## Do this:
Transcribe the records that follow exactly. Skip the pictures.

-- begin --

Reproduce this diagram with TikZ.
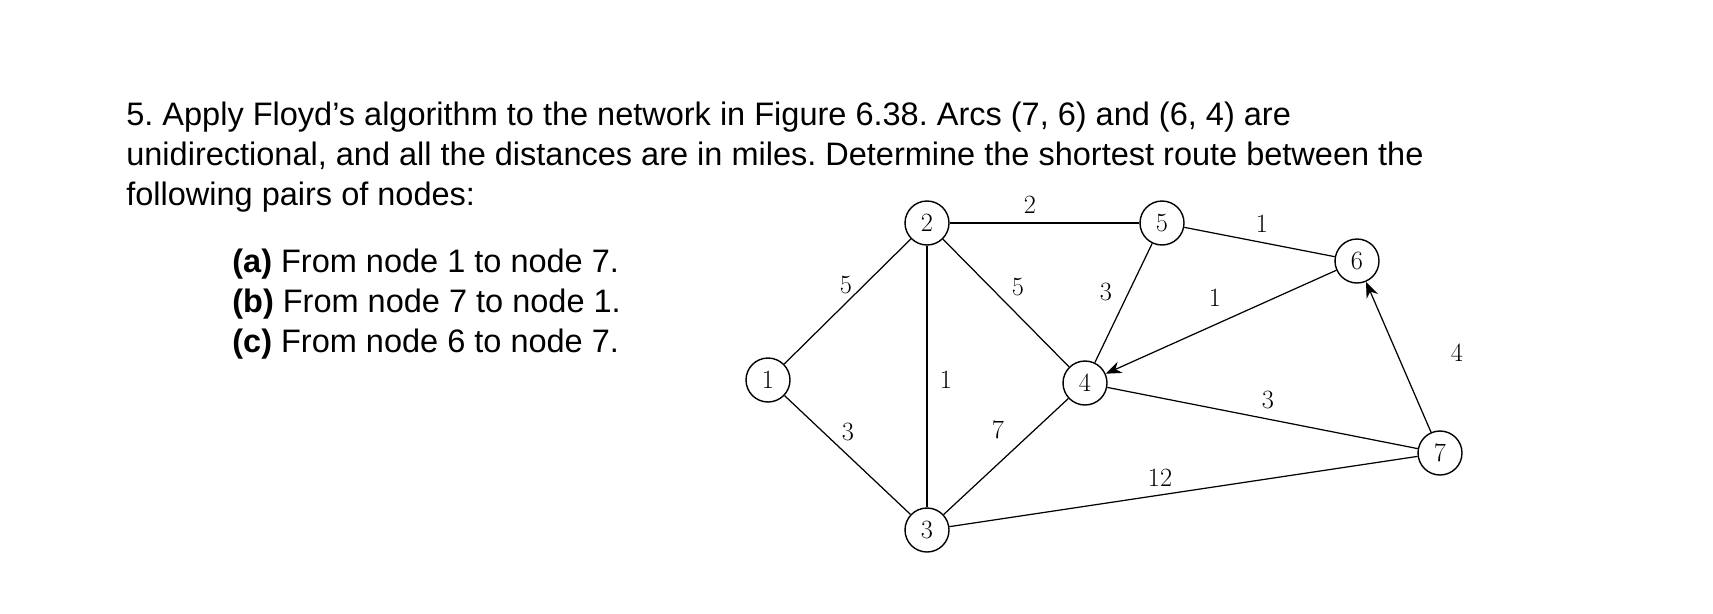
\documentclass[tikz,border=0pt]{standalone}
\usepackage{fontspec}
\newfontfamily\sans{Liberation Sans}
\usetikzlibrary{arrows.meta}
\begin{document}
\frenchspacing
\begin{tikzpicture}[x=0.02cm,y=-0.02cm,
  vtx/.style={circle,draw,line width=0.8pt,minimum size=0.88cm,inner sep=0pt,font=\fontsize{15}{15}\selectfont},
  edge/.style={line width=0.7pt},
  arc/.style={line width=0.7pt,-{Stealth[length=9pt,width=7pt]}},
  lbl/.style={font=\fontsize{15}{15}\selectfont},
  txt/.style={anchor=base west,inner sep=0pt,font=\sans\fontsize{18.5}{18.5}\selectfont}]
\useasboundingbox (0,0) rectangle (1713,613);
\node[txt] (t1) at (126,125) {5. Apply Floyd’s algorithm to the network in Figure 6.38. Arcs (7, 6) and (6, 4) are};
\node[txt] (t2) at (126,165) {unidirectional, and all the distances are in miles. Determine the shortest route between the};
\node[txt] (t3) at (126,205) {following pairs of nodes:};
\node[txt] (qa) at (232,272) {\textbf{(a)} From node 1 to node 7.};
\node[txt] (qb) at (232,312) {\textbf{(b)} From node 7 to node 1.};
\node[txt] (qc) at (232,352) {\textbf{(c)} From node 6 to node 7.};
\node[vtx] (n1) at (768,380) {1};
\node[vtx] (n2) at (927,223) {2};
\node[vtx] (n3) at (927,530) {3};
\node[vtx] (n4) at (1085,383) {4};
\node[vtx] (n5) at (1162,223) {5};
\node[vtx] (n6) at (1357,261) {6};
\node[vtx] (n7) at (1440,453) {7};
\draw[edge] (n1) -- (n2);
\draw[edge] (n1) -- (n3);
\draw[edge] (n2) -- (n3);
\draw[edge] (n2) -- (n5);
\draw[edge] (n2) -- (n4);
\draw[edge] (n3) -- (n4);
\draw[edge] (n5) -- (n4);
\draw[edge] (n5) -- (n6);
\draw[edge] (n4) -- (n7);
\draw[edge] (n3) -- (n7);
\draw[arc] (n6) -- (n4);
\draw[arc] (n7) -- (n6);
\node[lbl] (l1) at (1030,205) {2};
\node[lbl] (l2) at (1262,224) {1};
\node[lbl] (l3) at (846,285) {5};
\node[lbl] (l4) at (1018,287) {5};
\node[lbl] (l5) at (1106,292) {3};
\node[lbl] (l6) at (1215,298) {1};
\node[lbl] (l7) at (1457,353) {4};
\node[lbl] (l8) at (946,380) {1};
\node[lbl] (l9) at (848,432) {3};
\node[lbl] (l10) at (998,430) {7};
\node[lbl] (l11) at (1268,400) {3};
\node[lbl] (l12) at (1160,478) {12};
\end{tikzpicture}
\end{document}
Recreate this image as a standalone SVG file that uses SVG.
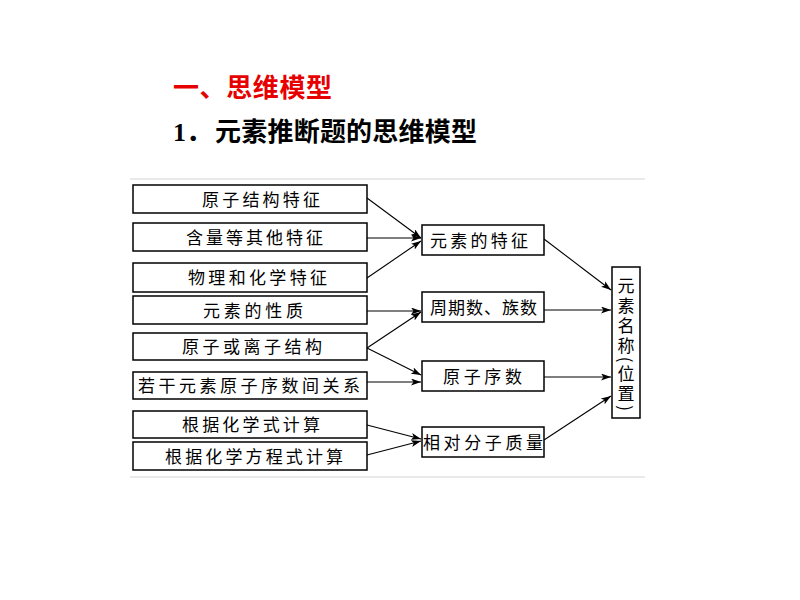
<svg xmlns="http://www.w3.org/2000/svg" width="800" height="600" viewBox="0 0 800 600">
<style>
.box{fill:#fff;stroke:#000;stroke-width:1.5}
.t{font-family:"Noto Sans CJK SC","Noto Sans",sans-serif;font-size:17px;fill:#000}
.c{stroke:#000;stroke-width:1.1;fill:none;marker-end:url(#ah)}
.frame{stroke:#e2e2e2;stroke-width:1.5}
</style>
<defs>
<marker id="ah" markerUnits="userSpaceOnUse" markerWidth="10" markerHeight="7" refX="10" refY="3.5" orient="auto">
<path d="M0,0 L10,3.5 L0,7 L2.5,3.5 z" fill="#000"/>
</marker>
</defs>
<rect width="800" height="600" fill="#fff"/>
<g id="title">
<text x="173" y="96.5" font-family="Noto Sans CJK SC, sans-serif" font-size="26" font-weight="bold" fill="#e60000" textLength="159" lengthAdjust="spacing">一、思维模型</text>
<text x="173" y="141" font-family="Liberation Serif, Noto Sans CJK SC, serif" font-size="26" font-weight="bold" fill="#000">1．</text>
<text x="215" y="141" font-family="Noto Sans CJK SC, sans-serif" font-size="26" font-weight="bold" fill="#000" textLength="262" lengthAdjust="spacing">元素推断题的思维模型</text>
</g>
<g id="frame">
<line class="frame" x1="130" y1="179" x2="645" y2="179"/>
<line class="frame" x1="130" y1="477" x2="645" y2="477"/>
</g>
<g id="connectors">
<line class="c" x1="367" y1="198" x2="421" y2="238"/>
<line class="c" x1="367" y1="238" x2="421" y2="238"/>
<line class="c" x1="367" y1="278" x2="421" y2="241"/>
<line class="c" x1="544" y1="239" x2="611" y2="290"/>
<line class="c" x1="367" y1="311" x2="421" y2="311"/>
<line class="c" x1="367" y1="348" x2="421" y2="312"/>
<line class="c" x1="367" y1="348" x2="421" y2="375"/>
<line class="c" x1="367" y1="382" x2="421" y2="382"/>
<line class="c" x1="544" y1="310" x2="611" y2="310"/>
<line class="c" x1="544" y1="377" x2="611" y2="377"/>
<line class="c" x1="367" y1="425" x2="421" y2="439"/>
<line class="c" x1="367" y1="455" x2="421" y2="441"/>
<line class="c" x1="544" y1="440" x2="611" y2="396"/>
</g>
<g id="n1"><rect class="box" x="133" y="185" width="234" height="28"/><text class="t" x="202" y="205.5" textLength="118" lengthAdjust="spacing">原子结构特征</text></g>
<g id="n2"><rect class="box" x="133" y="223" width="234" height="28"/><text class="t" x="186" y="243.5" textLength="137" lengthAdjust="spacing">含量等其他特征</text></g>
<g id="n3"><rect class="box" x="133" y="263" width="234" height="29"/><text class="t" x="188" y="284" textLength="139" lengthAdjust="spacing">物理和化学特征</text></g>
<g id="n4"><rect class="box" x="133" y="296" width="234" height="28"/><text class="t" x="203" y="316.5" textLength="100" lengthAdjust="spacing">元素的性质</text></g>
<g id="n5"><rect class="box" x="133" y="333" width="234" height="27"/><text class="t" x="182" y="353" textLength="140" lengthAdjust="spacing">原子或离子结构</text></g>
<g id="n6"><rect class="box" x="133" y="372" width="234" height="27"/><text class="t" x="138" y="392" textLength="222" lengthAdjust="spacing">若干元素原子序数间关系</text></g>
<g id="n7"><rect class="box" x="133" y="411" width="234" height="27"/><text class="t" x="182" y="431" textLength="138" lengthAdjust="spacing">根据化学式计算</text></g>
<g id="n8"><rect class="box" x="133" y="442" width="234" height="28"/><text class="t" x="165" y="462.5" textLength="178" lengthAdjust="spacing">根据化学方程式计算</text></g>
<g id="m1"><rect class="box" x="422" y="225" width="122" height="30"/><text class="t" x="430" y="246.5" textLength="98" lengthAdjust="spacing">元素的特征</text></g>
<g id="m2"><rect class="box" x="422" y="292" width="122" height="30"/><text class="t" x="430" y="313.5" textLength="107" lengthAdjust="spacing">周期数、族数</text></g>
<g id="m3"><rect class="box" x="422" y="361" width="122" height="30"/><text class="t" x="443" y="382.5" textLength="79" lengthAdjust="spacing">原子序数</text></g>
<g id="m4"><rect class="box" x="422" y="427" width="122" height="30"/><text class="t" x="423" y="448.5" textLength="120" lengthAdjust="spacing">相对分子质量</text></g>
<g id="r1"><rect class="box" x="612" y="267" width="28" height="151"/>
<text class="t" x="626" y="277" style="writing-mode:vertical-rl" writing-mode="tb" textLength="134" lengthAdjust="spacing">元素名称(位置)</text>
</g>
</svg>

-- end --

## Written solution:
Reproduce this diagram with TikZ.
\documentclass[tikz,border=0pt]{standalone}
\usepackage{fontspec}
\newfontfamily\sans{Liberation Sans}
\usetikzlibrary{arrows.meta}
\begin{document}
\frenchspacing
\begin{tikzpicture}[x=0.02cm,y=-0.02cm,
  vtx/.style={circle,draw,line width=0.8pt,minimum size=0.88cm,inner sep=0pt,font=\fontsize{15}{15}\selectfont},
  edge/.style={line width=0.7pt},
  arc/.style={line width=0.7pt,-{Stealth[length=9pt,width=7pt]}},
  lbl/.style={font=\fontsize{15}{15}\selectfont},
  txt/.style={anchor=base west,inner sep=0pt,font=\sans\fontsize{18.5}{18.5}\selectfont}]
\useasboundingbox (0,0) rectangle (1713,613);
\node[txt] (t1) at (126,125) {5. Apply Floyd’s algorithm to the network in Figure 6.38. Arcs (7, 6) and (6, 4) are};
\node[txt] (t2) at (126,165) {unidirectional, and all the distances are in miles. Determine the shortest route between the};
\node[txt] (t3) at (126,205) {following pairs of nodes:};
\node[txt] (qa) at (232,272) {\textbf{(a)} From node 1 to node 7.};
\node[txt] (qb) at (232,312) {\textbf{(b)} From node 7 to node 1.};
\node[txt] (qc) at (232,352) {\textbf{(c)} From node 6 to node 7.};
\node[vtx] (n1) at (768,380) {1};
\node[vtx] (n2) at (927,223) {2};
\node[vtx] (n3) at (927,530) {3};
\node[vtx] (n4) at (1085,383) {4};
\node[vtx] (n5) at (1162,223) {5};
\node[vtx] (n6) at (1357,261) {6};
\node[vtx] (n7) at (1440,453) {7};
\draw[edge] (n1) -- (n2);
\draw[edge] (n1) -- (n3);
\draw[edge] (n2) -- (n3);
\draw[edge] (n2) -- (n5);
\draw[edge] (n2) -- (n4);
\draw[edge] (n3) -- (n4);
\draw[edge] (n5) -- (n4);
\draw[edge] (n5) -- (n6);
\draw[edge] (n4) -- (n7);
\draw[edge] (n3) -- (n7);
\draw[arc] (n6) -- (n4);
\draw[arc] (n7) -- (n6);
\node[lbl] (l1) at (1030,205) {2};
\node[lbl] (l2) at (1262,224) {1};
\node[lbl] (l3) at (846,285) {5};
\node[lbl] (l4) at (1018,287) {5};
\node[lbl] (l5) at (1106,292) {3};
\node[lbl] (l6) at (1215,298) {1};
\node[lbl] (l7) at (1457,353) {4};
\node[lbl] (l8) at (946,380) {1};
\node[lbl] (l9) at (848,432) {3};
\node[lbl] (l10) at (998,430) {7};
\node[lbl] (l11) at (1268,400) {3};
\node[lbl] (l12) at (1160,478) {12};
\end{tikzpicture}
\end{document}
Recreate this image as a standalone SVG file that uses SVG.
<svg xmlns="http://www.w3.org/2000/svg" width="800" height="600" viewBox="0 0 800 600">
<style>
.box{fill:#fff;stroke:#000;stroke-width:1.5}
.t{font-family:"Noto Sans CJK SC","Noto Sans",sans-serif;font-size:17px;fill:#000}
.c{stroke:#000;stroke-width:1.1;fill:none;marker-end:url(#ah)}
.frame{stroke:#e2e2e2;stroke-width:1.5}
</style>
<defs>
<marker id="ah" markerUnits="userSpaceOnUse" markerWidth="10" markerHeight="7" refX="10" refY="3.5" orient="auto">
<path d="M0,0 L10,3.5 L0,7 L2.5,3.5 z" fill="#000"/>
</marker>
</defs>
<rect width="800" height="600" fill="#fff"/>
<g id="title">
<text x="173" y="96.5" font-family="Noto Sans CJK SC, sans-serif" font-size="26" font-weight="bold" fill="#e60000" textLength="159" lengthAdjust="spacing">一、思维模型</text>
<text x="173" y="141" font-family="Liberation Serif, Noto Sans CJK SC, serif" font-size="26" font-weight="bold" fill="#000">1．</text>
<text x="215" y="141" font-family="Noto Sans CJK SC, sans-serif" font-size="26" font-weight="bold" fill="#000" textLength="262" lengthAdjust="spacing">元素推断题的思维模型</text>
</g>
<g id="frame">
<line class="frame" x1="130" y1="179" x2="645" y2="179"/>
<line class="frame" x1="130" y1="477" x2="645" y2="477"/>
</g>
<g id="connectors">
<line class="c" x1="367" y1="198" x2="421" y2="238"/>
<line class="c" x1="367" y1="238" x2="421" y2="238"/>
<line class="c" x1="367" y1="278" x2="421" y2="241"/>
<line class="c" x1="544" y1="239" x2="611" y2="290"/>
<line class="c" x1="367" y1="311" x2="421" y2="311"/>
<line class="c" x1="367" y1="348" x2="421" y2="312"/>
<line class="c" x1="367" y1="348" x2="421" y2="375"/>
<line class="c" x1="367" y1="382" x2="421" y2="382"/>
<line class="c" x1="544" y1="310" x2="611" y2="310"/>
<line class="c" x1="544" y1="377" x2="611" y2="377"/>
<line class="c" x1="367" y1="425" x2="421" y2="439"/>
<line class="c" x1="367" y1="455" x2="421" y2="441"/>
<line class="c" x1="544" y1="440" x2="611" y2="396"/>
</g>
<g id="n1"><rect class="box" x="133" y="185" width="234" height="28"/><text class="t" x="202" y="205.5" textLength="118" lengthAdjust="spacing">原子结构特征</text></g>
<g id="n2"><rect class="box" x="133" y="223" width="234" height="28"/><text class="t" x="186" y="243.5" textLength="137" lengthAdjust="spacing">含量等其他特征</text></g>
<g id="n3"><rect class="box" x="133" y="263" width="234" height="29"/><text class="t" x="188" y="284" textLength="139" lengthAdjust="spacing">物理和化学特征</text></g>
<g id="n4"><rect class="box" x="133" y="296" width="234" height="28"/><text class="t" x="203" y="316.5" textLength="100" lengthAdjust="spacing">元素的性质</text></g>
<g id="n5"><rect class="box" x="133" y="333" width="234" height="27"/><text class="t" x="182" y="353" textLength="140" lengthAdjust="spacing">原子或离子结构</text></g>
<g id="n6"><rect class="box" x="133" y="372" width="234" height="27"/><text class="t" x="138" y="392" textLength="222" lengthAdjust="spacing">若干元素原子序数间关系</text></g>
<g id="n7"><rect class="box" x="133" y="411" width="234" height="27"/><text class="t" x="182" y="431" textLength="138" lengthAdjust="spacing">根据化学式计算</text></g>
<g id="n8"><rect class="box" x="133" y="442" width="234" height="28"/><text class="t" x="165" y="462.5" textLength="178" lengthAdjust="spacing">根据化学方程式计算</text></g>
<g id="m1"><rect class="box" x="422" y="225" width="122" height="30"/><text class="t" x="430" y="246.5" textLength="98" lengthAdjust="spacing">元素的特征</text></g>
<g id="m2"><rect class="box" x="422" y="292" width="122" height="30"/><text class="t" x="430" y="313.5" textLength="107" lengthAdjust="spacing">周期数、族数</text></g>
<g id="m3"><rect class="box" x="422" y="361" width="122" height="30"/><text class="t" x="443" y="382.5" textLength="79" lengthAdjust="spacing">原子序数</text></g>
<g id="m4"><rect class="box" x="422" y="427" width="122" height="30"/><text class="t" x="423" y="448.5" textLength="120" lengthAdjust="spacing">相对分子质量</text></g>
<g id="r1"><rect class="box" x="612" y="267" width="28" height="151"/>
<text class="t" x="626" y="277" style="writing-mode:vertical-rl" writing-mode="tb" textLength="134" lengthAdjust="spacing">元素名称(位置)</text>
</g>
</svg>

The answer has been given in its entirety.